Addie and I have light skin, the mother and her girls have lovely coffee color skin. It didn’t matter. We were humans being humans, nothing more, nothing less. Had I been a hater, or had she been a hater, we would have both missed out on a nice moment in time. And you know, if people would just stop trying to divide themselves from other people through false agendas like race and status, we could all have pleasant interludes where we learn something about each other, have a laugh, and move on with our day more educated and accepting. It is a sad thing that so many want to used differences as a reason to be angry and divisive. Very sad, indeed.

Ten Minutes to Eternity


I love my husband. More than I did when I fell in, first lust, then love, with him forty-eight years ago. We were so young, headstrong, and sure of ourselves. We didn’t think about how getting married a year after we met would impact our lives, our families, or our future. We wanted to be together. And back then, even in the midst of the hippie free love era, we didn’t want to give in to the urges we had, we wanted to be a permanent couple. We wanted to belong to each other. So we ran away to elope on a hot June day. But no one would marry a nineteen year old boy and a sixteen year old girl. I ended up living with his parents while he lived in an apartment until my parents sent the papers for us to legally marry.

It was a warm, sunny, Sunday afternoon in August of 1971 when we married at a small church in Mill Valley, California. The reverend wasn’t happy about marrying two young people, but we made it clear if he didn’t we would find someone who would. Between Sunday services, we met at the church along with his parents, brothers, a friend of mine, and the reverend. In a span of about ten minutes, we were joined together as husband and wife. It was peaceful, and the only music was provided by the nesting sparrows outside the refectory.

After a few required signatures, photos, and a handshake from the reverend, we all went back to his parent’s house. They were, naturally, not in a party mood, so the Mr. and I changed into our jeans and boots, jumped on the Harley and headed down Miller Avenue to the local Jack in the Box burger joint for a meal. We rode over the Camino into Corte Madera and back along the back roads to Mill Valley. Later, we drove into San Francisco to the Hyatt for our wedding night. And that is all I have to say about that, other than we were both very happy, very in love, and very compatible. It was a beautiful day.

The next day we loaded up the Harley with our camping gear and headed to the Sierra Nevada Mountains to do some panning for gold for our honeymoon. It was a blissful few days, filled with laughter and the joy of knowing we were meant to be together forever. Eventually, we had to go back to the real world and face life as new adults. School, work, scrambling for money, paying bills, all that went with that set us apart from our friends our age. At the same time, we still had fun just being a young couple in love.

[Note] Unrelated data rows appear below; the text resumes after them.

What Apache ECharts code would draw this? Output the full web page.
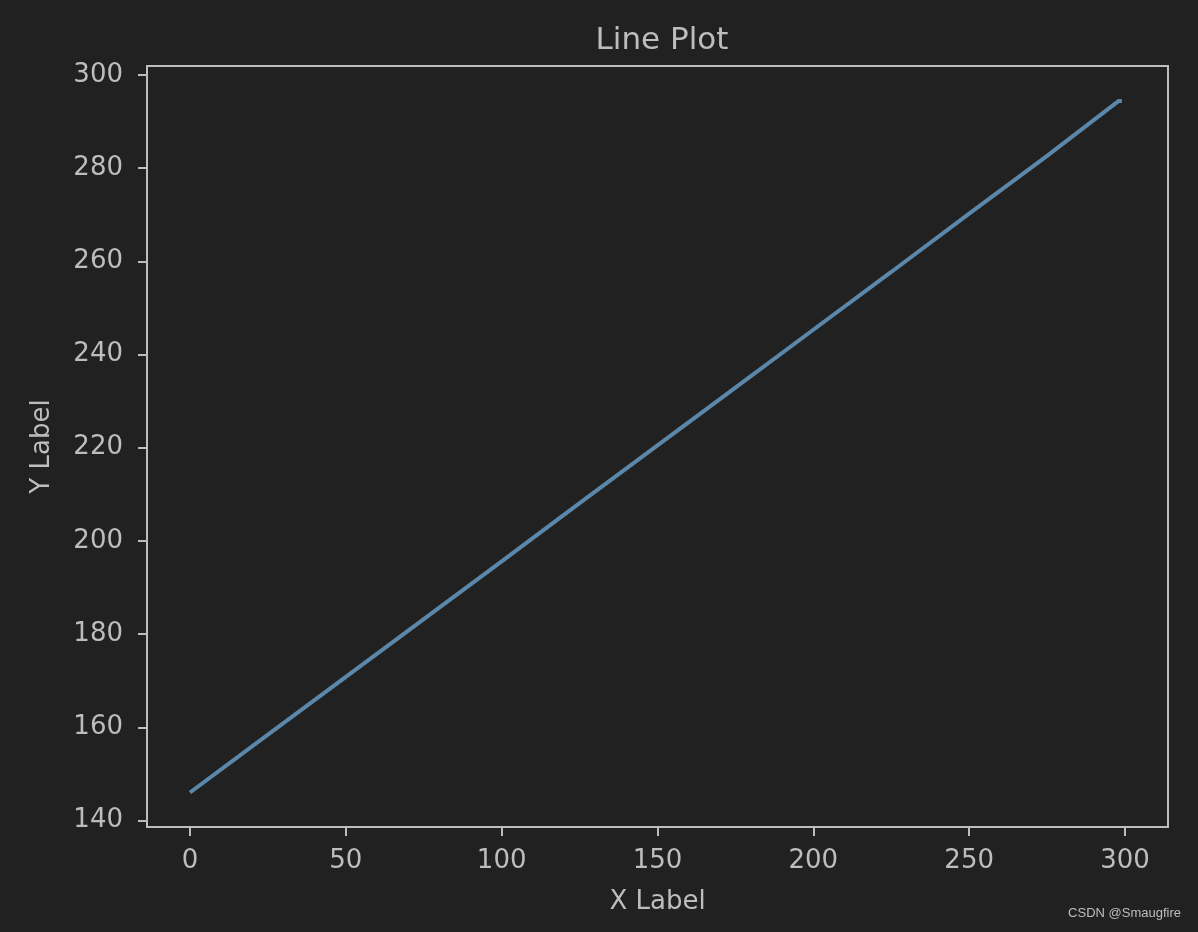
<!DOCTYPE html>
<html>
<head>
<meta charset="utf-8">
<script src="https://cdn.jsdelivr.net/npm/echarts@6/dist/echarts.min.js"></script>
<style>
html,body{margin:0;padding:0;background:#212121;}
#c{width:1198px;height:932px;}
</style>
</head>
<body>
<div id="c"></div>
<script>
const xValues = [0, 25, 50, 75, 100, 125, 150, 175, 200, 225, 250, 275, 298, 299];
const yValues = [146.0, 158.4, 170.8, 183.2, 195.6, 208.1, 220.5, 232.9, 245.3, 257.7, 270.2, 282.6, 294.4, 294.4];
const xTicks = [0, 50, 100, 150, 200, 250, 300];
const yTicks = [140, 160, 180, 200, 220, 240, 260, 280, 300];

const fg = '#bdbdbd';
const font = 'DejaVu Sans';
const chart = echarts.init(document.getElementById('c'), null, {renderer: 'canvas'});
chart.setOption({
  backgroundColor: '#212121',
  animation: false,
  title: {
    text: 'Line Plot', left: 657, top: 20, textAlign: 'center',
    textStyle: {color: fg, fontFamily: font, fontSize: 31, fontWeight: 'normal'}
  },
  grid: {left: 147, right: 30, top: 66, bottom: 105, show: true, borderColor: fg, borderWidth: 2, backgroundColor: 'transparent'},
  xAxis: {
    type: 'value', min: -13.8, max: 313.8, interval: 50,
    name: 'X Label', nameLocation: 'middle', nameGap: 62,
    nameTextStyle: {color: fg, fontFamily: font, fontSize: 26},
    axisLine: {show: true, onZero: false, lineStyle: {color: fg, width: 2}},
    axisTick: {show: true, inside: false, length: 9, lineStyle: {color: fg, width: 2}, customValues: xTicks},
    axisLabel: {color: fg, fontFamily: font, fontSize: 26, margin: 21, customValues: xTicks},
    splitLine: {show: false}
  },
  yAxis: {
    type: 'value', min: 138.6, max: 301.9, interval: 20,
    name: 'Y Label', nameLocation: 'middle', nameGap: 92, nameRotate: 90,
    nameTextStyle: {color: fg, fontFamily: font, fontSize: 26},
    axisLine: {show: true, onZero: false, lineStyle: {color: fg, width: 2}},
    axisTick: {show: true, inside: false, length: 9, lineStyle: {color: fg, width: 2}, customValues: yTicks},
    axisLabel: {color: fg, fontFamily: font, fontSize: 26, margin: 24, customValues: yTicks},
    splitLine: {show: false}
  },
  graphic: [{
    type: 'text', right: 17, top: 907,
    style: {text: 'CSDN @Smaugfire', fill: '#bdbdbd', font: '13px "Liberation Sans", Arial, sans-serif'}
  }],
  series: [{
    type: 'line', showSymbol: false, symbol: 'none',
    data: xValues.map((x, i) => [x, yValues[i]]),
    lineStyle: {color: '#5b88aa', width: 4, cap: 'butt'}
  }]
});
</script>
</body>
</html>
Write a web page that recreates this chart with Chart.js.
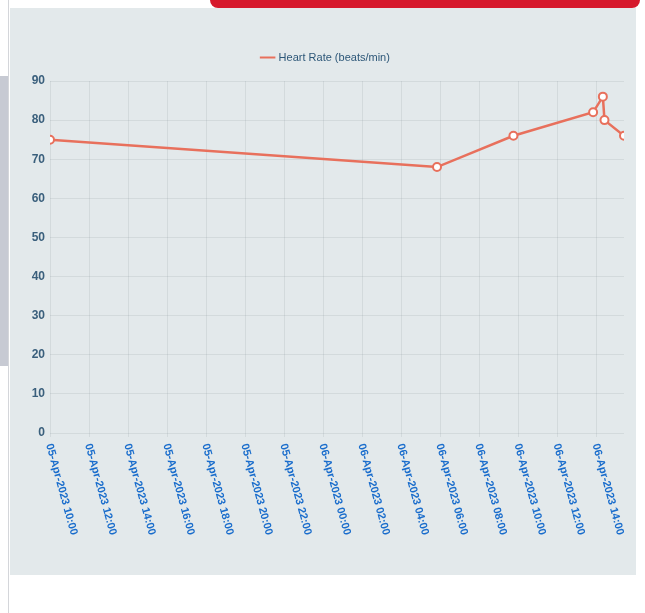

Years rolled by, children came, struggles came and went, we lost our oldest son, and we gained our first grandchild followed by more. Like all couples, we had our years of falling out of love and getting lost in the minutia of life, but we always found our way back to each other. And here we are, forty-eight years later, still married, still in love, and we still have that spark that brought us together all those years ago.

I love my husband. More than I ever thought I would. I don’t know where the years went so fast, but I know we lived every last one of them together. God willing, we will have untold years ahead. Who knew a ten minute ceremony would lead to eternity?